Mnangagwa’s ouster ‘linked to Mugabe’s fast deteriorating health’
Harare – The expulsion of former vice president Emmerson Mnangagwa from both the ruling Zanu-PF party and government “was linked to President Robert Mugabe‘s fast deteriorating health”, New Zimbabwe.com reported on Friday.
Mugabe, 93, fired Munangagwa, the man who for so long looked like he would succeed the longtime Zimbabwe president.
“It had become evident that his conduct in the discharge of his duties had become inconsistent with his official responsibilities,” Information Minister Simon Khaya Moyo told a press briefing on Monday as he announced Mnangagwa’s dismissal.

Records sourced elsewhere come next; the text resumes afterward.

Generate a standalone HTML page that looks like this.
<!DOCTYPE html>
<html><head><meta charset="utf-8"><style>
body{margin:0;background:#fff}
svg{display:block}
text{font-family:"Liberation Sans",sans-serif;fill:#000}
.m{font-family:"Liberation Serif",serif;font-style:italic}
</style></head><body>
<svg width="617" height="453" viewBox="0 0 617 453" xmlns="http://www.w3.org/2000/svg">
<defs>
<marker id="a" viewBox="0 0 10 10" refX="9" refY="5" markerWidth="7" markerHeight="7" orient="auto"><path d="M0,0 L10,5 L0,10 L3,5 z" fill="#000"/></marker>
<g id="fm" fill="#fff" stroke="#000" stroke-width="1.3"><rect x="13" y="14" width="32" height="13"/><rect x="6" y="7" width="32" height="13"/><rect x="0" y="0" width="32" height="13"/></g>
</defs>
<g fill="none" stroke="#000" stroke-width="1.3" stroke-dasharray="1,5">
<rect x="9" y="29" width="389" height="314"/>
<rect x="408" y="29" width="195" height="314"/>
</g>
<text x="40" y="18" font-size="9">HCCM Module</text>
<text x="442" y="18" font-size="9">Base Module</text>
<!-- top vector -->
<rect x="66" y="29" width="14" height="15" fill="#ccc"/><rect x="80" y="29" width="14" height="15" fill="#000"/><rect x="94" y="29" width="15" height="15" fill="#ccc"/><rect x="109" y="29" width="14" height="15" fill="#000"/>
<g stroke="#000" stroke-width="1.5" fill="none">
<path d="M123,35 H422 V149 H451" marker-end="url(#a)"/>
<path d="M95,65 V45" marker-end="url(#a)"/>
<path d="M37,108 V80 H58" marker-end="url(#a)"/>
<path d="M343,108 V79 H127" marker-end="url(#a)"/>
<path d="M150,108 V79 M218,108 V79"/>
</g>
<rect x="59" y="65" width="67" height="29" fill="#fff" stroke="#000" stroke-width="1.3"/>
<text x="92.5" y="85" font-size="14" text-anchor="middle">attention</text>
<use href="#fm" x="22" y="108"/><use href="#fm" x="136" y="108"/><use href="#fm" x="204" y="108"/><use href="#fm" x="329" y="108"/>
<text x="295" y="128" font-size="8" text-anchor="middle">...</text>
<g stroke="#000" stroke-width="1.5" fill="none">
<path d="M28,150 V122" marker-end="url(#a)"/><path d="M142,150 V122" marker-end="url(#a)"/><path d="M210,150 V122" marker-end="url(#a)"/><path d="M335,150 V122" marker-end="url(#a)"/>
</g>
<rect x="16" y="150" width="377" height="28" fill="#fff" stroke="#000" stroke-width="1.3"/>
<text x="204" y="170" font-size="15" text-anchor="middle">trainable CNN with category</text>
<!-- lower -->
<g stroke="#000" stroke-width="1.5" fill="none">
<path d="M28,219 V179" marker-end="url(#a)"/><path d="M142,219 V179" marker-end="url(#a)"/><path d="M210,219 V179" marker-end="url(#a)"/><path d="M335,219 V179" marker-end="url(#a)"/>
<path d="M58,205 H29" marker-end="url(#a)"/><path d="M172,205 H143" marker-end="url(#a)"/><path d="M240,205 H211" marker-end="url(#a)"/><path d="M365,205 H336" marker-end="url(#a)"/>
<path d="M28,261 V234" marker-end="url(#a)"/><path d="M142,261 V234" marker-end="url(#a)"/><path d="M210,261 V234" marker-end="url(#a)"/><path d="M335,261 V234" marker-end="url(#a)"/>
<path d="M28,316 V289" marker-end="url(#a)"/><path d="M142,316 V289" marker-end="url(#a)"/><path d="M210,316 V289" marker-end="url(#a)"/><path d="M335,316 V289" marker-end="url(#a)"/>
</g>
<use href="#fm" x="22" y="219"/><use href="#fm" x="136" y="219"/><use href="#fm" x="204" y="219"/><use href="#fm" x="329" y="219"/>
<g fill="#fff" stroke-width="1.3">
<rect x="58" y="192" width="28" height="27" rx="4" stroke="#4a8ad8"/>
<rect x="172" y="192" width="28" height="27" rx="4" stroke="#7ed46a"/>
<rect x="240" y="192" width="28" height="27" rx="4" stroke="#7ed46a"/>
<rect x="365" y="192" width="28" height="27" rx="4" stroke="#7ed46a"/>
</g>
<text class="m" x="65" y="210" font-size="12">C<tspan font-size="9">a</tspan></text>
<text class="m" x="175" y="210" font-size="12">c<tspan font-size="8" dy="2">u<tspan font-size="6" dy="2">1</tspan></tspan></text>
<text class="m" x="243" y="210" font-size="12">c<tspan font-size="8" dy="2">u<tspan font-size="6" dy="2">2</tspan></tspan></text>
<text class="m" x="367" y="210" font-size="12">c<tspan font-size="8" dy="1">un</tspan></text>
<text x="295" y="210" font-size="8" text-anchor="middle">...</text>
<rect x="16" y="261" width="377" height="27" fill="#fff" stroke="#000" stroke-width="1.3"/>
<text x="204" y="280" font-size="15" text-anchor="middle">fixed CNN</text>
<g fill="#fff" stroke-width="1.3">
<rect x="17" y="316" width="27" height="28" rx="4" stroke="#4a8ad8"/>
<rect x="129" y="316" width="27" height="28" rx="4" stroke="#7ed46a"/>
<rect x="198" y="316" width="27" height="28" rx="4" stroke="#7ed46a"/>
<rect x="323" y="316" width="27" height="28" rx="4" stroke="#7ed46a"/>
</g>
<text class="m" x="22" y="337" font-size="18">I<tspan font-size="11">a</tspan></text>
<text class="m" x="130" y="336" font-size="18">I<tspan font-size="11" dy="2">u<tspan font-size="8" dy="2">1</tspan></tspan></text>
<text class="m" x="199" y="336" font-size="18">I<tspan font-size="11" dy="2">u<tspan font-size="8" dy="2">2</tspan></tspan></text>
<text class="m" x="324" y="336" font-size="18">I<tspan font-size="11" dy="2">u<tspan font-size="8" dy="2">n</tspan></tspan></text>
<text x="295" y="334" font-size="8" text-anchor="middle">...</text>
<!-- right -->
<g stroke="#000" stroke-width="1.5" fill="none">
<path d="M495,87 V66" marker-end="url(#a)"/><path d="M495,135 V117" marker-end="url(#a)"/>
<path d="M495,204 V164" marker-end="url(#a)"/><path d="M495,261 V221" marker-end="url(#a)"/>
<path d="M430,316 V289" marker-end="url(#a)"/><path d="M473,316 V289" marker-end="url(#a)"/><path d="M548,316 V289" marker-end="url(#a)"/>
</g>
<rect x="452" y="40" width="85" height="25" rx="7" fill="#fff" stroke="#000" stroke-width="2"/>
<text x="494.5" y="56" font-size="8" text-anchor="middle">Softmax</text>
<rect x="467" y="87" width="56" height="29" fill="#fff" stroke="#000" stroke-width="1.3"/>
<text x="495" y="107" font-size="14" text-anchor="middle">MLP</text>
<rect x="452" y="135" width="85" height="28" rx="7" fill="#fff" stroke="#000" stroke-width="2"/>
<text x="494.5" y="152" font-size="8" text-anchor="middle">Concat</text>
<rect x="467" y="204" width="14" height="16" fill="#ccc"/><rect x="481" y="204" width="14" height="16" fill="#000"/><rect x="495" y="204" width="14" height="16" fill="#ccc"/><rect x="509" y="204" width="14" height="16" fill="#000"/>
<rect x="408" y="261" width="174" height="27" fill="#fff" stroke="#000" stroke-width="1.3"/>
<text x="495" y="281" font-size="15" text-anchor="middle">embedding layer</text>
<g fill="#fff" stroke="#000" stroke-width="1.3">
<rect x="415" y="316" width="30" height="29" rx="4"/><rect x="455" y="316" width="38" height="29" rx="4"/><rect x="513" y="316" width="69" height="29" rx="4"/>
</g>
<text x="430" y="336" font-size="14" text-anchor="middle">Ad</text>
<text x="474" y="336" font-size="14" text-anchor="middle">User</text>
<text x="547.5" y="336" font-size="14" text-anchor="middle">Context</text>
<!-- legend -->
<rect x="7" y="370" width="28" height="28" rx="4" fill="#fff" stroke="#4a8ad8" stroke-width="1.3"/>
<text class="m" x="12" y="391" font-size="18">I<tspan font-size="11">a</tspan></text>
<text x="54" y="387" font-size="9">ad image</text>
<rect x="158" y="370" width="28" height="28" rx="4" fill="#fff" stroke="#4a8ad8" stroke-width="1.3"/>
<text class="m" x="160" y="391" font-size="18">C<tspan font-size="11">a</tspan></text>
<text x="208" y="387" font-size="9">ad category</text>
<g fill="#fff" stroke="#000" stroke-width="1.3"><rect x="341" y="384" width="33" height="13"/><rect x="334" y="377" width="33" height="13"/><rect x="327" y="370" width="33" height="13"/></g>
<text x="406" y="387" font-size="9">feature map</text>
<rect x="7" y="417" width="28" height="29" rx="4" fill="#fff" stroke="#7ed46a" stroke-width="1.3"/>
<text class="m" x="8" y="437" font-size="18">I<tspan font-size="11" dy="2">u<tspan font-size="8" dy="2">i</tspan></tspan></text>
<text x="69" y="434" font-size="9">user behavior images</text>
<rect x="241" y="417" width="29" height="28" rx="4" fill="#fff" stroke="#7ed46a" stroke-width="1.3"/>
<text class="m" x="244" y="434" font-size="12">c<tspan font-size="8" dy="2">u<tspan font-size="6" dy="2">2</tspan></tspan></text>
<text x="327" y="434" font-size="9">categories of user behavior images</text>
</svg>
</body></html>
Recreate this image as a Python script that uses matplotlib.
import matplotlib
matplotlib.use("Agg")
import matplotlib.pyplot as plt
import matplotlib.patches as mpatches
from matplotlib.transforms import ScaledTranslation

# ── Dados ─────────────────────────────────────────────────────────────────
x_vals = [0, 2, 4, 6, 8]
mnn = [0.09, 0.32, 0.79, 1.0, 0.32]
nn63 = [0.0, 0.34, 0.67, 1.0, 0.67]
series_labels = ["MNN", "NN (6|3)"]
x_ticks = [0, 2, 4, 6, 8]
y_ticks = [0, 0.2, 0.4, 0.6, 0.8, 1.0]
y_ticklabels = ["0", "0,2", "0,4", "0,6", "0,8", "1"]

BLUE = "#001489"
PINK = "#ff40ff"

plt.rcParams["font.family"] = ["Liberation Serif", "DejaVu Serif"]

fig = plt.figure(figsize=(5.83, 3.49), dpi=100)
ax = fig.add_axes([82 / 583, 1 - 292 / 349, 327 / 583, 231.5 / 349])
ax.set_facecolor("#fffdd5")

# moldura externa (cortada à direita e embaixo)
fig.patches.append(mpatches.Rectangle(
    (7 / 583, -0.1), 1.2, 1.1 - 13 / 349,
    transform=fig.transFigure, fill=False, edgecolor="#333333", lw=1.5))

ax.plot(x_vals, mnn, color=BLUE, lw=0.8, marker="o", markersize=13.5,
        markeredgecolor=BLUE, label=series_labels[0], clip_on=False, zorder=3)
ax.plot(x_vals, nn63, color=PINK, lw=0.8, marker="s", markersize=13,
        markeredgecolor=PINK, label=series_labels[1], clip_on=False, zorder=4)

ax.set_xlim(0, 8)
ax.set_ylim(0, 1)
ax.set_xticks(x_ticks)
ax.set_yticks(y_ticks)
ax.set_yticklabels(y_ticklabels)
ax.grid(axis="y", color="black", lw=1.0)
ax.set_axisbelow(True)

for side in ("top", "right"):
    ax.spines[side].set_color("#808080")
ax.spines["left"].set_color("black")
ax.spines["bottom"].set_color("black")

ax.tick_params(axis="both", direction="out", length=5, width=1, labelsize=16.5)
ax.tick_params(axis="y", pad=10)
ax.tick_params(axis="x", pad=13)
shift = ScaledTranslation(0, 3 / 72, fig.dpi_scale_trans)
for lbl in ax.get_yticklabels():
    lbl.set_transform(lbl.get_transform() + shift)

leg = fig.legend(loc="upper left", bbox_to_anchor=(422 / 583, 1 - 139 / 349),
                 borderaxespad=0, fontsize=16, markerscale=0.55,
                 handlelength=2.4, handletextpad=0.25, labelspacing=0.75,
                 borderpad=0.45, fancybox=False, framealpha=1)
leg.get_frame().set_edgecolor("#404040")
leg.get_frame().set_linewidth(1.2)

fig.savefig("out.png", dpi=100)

“The vice president has consistently and persistently exhibited the traits of disloyalty, disrespect, deceitfulness and unreliability.”
Stumbling block
This came after Mugabe – and particularly his wife Grace – had been stepping up their verbal attacks on Mnangagwa, 75, for weeks.

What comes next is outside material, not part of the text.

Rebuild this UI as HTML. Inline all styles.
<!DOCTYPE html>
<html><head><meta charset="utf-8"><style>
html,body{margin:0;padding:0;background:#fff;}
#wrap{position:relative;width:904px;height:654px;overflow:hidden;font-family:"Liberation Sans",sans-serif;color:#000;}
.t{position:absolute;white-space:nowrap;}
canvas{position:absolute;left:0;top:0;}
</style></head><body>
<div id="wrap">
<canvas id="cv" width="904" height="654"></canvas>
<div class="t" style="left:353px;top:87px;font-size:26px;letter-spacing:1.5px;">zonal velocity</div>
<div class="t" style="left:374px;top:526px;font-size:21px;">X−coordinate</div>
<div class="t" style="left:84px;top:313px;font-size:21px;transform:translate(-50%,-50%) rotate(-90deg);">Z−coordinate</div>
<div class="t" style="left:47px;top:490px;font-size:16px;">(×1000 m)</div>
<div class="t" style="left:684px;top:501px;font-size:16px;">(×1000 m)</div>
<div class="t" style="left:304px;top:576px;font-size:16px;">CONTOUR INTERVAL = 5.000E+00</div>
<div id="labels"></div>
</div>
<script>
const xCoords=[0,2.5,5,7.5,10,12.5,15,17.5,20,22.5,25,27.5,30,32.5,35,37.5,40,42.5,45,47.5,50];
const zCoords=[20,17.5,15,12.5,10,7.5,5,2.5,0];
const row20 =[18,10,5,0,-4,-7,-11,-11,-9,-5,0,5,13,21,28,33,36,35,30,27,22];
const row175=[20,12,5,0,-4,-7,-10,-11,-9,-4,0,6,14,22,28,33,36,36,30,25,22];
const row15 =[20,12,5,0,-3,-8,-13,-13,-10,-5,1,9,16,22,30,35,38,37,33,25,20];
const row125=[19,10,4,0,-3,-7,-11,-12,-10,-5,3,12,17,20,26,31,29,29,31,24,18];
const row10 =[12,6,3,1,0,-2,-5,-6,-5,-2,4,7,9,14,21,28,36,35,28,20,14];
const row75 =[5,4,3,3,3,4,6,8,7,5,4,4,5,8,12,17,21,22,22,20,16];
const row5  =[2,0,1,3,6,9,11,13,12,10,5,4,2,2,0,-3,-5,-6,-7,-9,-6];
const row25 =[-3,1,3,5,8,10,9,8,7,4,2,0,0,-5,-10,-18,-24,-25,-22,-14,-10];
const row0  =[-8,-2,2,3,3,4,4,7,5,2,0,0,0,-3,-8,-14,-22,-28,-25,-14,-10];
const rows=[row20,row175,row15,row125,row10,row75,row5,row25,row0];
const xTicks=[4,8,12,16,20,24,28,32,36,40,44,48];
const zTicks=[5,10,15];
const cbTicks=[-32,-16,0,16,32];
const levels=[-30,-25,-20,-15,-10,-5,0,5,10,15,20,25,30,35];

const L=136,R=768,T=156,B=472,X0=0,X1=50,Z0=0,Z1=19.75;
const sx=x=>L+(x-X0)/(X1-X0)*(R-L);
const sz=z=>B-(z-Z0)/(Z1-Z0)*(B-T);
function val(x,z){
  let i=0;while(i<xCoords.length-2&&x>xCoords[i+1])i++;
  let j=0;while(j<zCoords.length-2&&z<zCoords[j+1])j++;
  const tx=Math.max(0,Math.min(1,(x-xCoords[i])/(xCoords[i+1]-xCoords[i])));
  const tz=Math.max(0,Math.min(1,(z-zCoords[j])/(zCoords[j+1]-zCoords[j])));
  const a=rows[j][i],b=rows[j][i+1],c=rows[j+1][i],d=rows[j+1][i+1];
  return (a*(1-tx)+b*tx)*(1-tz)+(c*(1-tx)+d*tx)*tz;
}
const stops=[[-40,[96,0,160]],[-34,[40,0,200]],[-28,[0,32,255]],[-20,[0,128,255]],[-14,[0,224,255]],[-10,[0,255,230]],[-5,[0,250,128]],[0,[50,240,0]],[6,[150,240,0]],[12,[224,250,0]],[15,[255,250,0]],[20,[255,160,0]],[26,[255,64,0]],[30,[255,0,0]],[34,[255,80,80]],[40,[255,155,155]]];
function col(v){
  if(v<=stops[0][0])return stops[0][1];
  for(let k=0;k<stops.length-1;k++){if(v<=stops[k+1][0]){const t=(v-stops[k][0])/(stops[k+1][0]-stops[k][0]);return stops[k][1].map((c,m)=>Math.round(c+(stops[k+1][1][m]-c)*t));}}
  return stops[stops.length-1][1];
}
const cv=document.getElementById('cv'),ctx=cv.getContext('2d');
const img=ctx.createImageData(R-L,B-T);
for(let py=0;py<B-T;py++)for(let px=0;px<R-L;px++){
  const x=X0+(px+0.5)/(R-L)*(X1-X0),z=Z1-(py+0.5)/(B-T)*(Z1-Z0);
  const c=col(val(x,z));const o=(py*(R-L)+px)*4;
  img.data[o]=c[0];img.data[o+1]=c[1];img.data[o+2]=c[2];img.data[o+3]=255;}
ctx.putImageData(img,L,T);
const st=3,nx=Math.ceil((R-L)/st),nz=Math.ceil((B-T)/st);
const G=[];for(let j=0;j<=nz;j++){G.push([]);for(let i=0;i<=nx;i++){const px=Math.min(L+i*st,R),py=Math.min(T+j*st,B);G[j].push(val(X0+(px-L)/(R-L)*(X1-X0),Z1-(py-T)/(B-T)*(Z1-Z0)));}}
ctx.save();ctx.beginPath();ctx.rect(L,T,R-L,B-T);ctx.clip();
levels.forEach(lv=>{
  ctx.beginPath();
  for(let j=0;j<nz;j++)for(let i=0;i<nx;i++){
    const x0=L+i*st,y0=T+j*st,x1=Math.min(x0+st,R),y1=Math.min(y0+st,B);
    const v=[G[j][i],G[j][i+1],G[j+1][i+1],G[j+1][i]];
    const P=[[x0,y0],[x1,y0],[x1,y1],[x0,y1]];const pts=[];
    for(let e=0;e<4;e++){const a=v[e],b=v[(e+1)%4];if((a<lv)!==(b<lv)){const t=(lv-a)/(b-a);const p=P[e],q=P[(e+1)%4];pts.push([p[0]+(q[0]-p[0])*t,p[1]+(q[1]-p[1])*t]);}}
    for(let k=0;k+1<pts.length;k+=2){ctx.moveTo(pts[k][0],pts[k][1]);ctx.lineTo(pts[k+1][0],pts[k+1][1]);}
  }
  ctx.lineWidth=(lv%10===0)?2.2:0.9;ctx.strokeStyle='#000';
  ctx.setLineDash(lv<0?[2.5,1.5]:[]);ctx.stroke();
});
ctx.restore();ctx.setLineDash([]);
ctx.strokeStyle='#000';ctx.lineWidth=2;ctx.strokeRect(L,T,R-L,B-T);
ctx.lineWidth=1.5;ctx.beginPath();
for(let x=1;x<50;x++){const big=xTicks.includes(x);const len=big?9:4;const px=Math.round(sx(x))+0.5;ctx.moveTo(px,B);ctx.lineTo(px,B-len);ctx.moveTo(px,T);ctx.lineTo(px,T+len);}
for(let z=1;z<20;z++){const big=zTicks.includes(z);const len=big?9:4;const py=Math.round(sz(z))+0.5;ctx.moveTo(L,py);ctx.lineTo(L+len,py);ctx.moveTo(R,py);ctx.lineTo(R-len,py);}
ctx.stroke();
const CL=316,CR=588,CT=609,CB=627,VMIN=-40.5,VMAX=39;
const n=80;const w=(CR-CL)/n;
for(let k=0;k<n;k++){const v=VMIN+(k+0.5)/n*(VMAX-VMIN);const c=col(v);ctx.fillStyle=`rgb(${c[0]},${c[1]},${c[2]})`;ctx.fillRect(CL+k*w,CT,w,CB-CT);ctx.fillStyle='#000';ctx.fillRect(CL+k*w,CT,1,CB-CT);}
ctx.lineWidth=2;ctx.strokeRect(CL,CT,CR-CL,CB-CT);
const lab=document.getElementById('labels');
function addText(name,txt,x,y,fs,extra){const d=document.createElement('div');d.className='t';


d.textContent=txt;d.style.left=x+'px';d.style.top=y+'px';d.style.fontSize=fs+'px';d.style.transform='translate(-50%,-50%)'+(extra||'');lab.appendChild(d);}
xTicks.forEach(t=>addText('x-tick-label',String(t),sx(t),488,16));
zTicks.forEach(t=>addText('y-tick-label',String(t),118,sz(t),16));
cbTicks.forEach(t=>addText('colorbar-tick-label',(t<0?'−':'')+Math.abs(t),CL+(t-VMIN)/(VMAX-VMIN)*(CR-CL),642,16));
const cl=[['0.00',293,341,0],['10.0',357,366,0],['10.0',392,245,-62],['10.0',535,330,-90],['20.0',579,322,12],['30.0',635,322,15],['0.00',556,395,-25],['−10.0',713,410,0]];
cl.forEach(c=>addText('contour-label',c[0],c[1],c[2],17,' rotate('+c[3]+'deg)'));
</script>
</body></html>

Security sources, New Zimbabwe.com said, claimed that Grace’s demands for Mnangagwa’s sacking were motivated by concern over her husband’s failing health.

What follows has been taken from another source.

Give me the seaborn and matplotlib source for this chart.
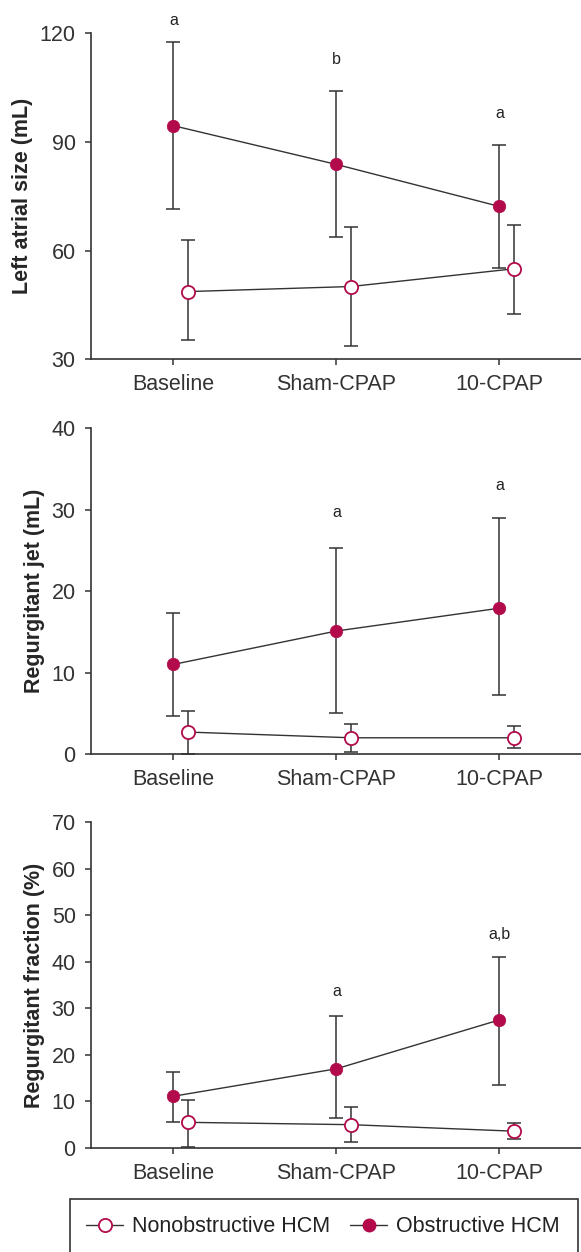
import matplotlib
matplotlib.use('Agg')
import matplotlib.pyplot as plt
import pandas as pd
import numpy as np
import seaborn as sb
from matplotlib.lines import Line2D
from matplotlib.patches import Rectangle

# ---- data ----
conditions = ['Baseline', 'Sham-CPAP', '10-CPAP']

# Left atrial size (mL)
la_obs = [94.5, 83.8, 72.2]
la_obs_lo = [71.6, 63.7, 55.1]
la_obs_hi = [117.5, 104.1, 89.2]
la_non = [48.7, 50.1, 55.0]
la_non_lo = [35.3, 33.6, 42.5]
la_non_hi = [62.9, 66.4, 67.1]
la_letters = ['a', 'b', 'a']
la_letter_y = [123.5, 112.8, 97.8]

# Regurgitant jet (mL)
rj_obs = [11.0, 15.1, 17.9]
rj_obs_lo = [4.7, 5.0, 7.3]
rj_obs_hi = [17.3, 25.3, 29.0]
rj_non = [2.7, 2.0, 2.0]
rj_non_lo = [0.0, 0.2, 0.7]
rj_non_hi = [5.3, 3.7, 3.4]
rj_letters = ['', 'a', 'a']
rj_letter_y = [0, 29.6, 33.0]

# Regurgitant fraction (%)
rf_obs = [11.1, 17.0, 27.5]
rf_obs_lo = [5.5, 6.4, 13.5]
rf_obs_hi = [16.3, 28.3, 41.1]
rf_non = [5.5, 5.0, 3.6]
rf_non_lo = [0.3, 1.2, 1.9]
rf_non_hi = [10.4, 8.9, 5.4]
rf_letters = ['', 'a', 'a,b']
rf_letter_y = [0, 33.6, 45.8]

group_names = ['Nonobstructive HCM', 'Obstructive HCM']

crimson = '#B20A4B'
dark = '#333333'

sb.set_style('ticks')
plt.rcParams['font.family'] = ['Liberation Sans', 'DejaVu Sans']
plt.rcParams['axes.edgecolor'] = dark
plt.rcParams['xtick.color'] = dark
plt.rcParams['ytick.color'] = dark
plt.rcParams['text.color'] = '#222222'

fig = plt.figure(figsize=(5.81, 12.52), dpi=100)

panels = [
    (0.9734, 'Left atrial size (mL)', (30, 120), [30, 60, 90, 120],
     la_obs, la_obs_lo, la_obs_hi, la_non, la_non_lo, la_non_hi, la_letters, la_letter_y),
    (0.6581, 'Regurgitant jet (mL)', (0, 40), [0, 10, 20, 30, 40],
     rj_obs, rj_obs_lo, rj_obs_hi, rj_non, rj_non_lo, rj_non_hi, rj_letters, rj_letter_y),
    (0.3435, 'Regurgitant fraction (%)', (0, 70), [0, 10, 20, 30, 40, 50, 60, 70],
     rf_obs, rf_obs_lo, rf_obs_hi, rf_non, rf_non_lo, rf_non_hi, rf_letters, rf_letter_y),
]

pos = np.arange(len(conditions))
shift = 0.09

for top, ylab, ylim, yticks, obs, obs_lo, obs_hi, non, non_lo, non_hi, letters, letter_y in panels:
    ax = fig.add_axes([91 / 581, top - 0.2604, 490 / 581, 0.2604])
    df = pd.DataFrame({
        'x': np.concatenate([pos + shift, pos]),
        'y': non + obs,
        'group': [group_names[0]] * 3 + [group_names[1]] * 3,
    })
    # error bars first so markers sit on top
    ax.errorbar(pos + shift, non, yerr=[np.array(non) - np.array(non_lo), np.array(non_hi) - np.array(non)],
                fmt='none', ecolor=dark, elinewidth=1.1, capsize=5, capthick=1.1, zorder=2, clip_on=False)
    ax.errorbar(pos, obs, yerr=[np.array(obs) - np.array(obs_lo), np.array(obs_hi) - np.array(obs)],
                fmt='none', ecolor=dark, elinewidth=1.1, capsize=5, capthick=1.1, zorder=2, clip_on=False)
    sb.lineplot(data=df[df.group == group_names[0]], x='x', y='y', ax=ax, color=dark, lw=1.0,
                marker='o', markersize=9.5, markerfacecolor='white', markeredgecolor=crimson,
                markeredgewidth=1.3, zorder=3, clip_on=False)
    sb.lineplot(data=df[df.group == group_names[1]], x='x', y='y', ax=ax, color=dark, lw=1.0,
                marker='o', markersize=9, markerfacecolor=crimson, markeredgecolor=crimson,
                markeredgewidth=0.5, zorder=3, clip_on=False)
    for i, t in enumerate(letters):
        if t:
            ax.text(pos[i], letter_y[i], t, ha='center', va='center', fontsize=11.5, clip_on=False)
    ax.set_xlim(-0.505, 2.5)
    ax.set_ylim(*ylim)
    ax.set_yticks(yticks)
    ax.set_xticks(pos)
    ax.set_xticklabels(conditions, fontsize=15.5)
    ax.tick_params(axis='y', labelsize=15.5, length=4.5, width=1.1, pad=6.5)
    ax.tick_params(axis='x', length=4.5, width=1.1, pad=6)
    ax.set_xlabel('')
    ax.set_ylabel(ylab, fontsize=15.5, fontweight='bold', labelpad=5)
    for s in ['top', 'right']:
        ax.spines[s].set_visible(False)
    for s in ['left', 'bottom']:
        ax.spines[s].set_linewidth(1.2)
    if ax.get_legend():
        ax.get_legend().remove()

# legend box (bottom edge runs off the figure)
fig.patches.append(Rectangle((70 / 581, -0.02), 508 / 581, (1 - 1199 / 1252) + 0.02,
                             transform=fig.transFigure, fill=False, edgecolor=dark, lw=1.2))

handles = [
    Line2D([], [], color=dark, lw=1.0, marker='o', markersize=9.5, markerfacecolor='white',
           markeredgecolor=crimson, markeredgewidth=1.3),
    Line2D([], [], color=dark, lw=1.0, marker='o', markersize=9, markerfacecolor=crimson,
           markeredgecolor=crimson),
]
leg = fig.legend(handles, group_names, loc='center left',
                 bbox_to_anchor=(86 / 581, 1 - 1227 / 1252),
                 ncol=2, fontsize=15.5, frameon=False, borderpad=0, borderaxespad=0,
                 handlelength=1.72, handletextpad=0.42, columnspacing=0.93)

fig.savefig('out.png', dpi=100)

Mugabe, 93, was “now virtually unable to walk without assistance, always needing the support of his wife, Grace, and the phalanx of bodyguards he travels with”, the report said.
The report quoted leaked details as saying that Mugabe’s doctors had informed Grace that Mugabe was “unlikely to live for too long”.
Meanwhile, critics maintained that the former vice president had become a “stumbling block to First Lady’s ambitions to succeed her husband”.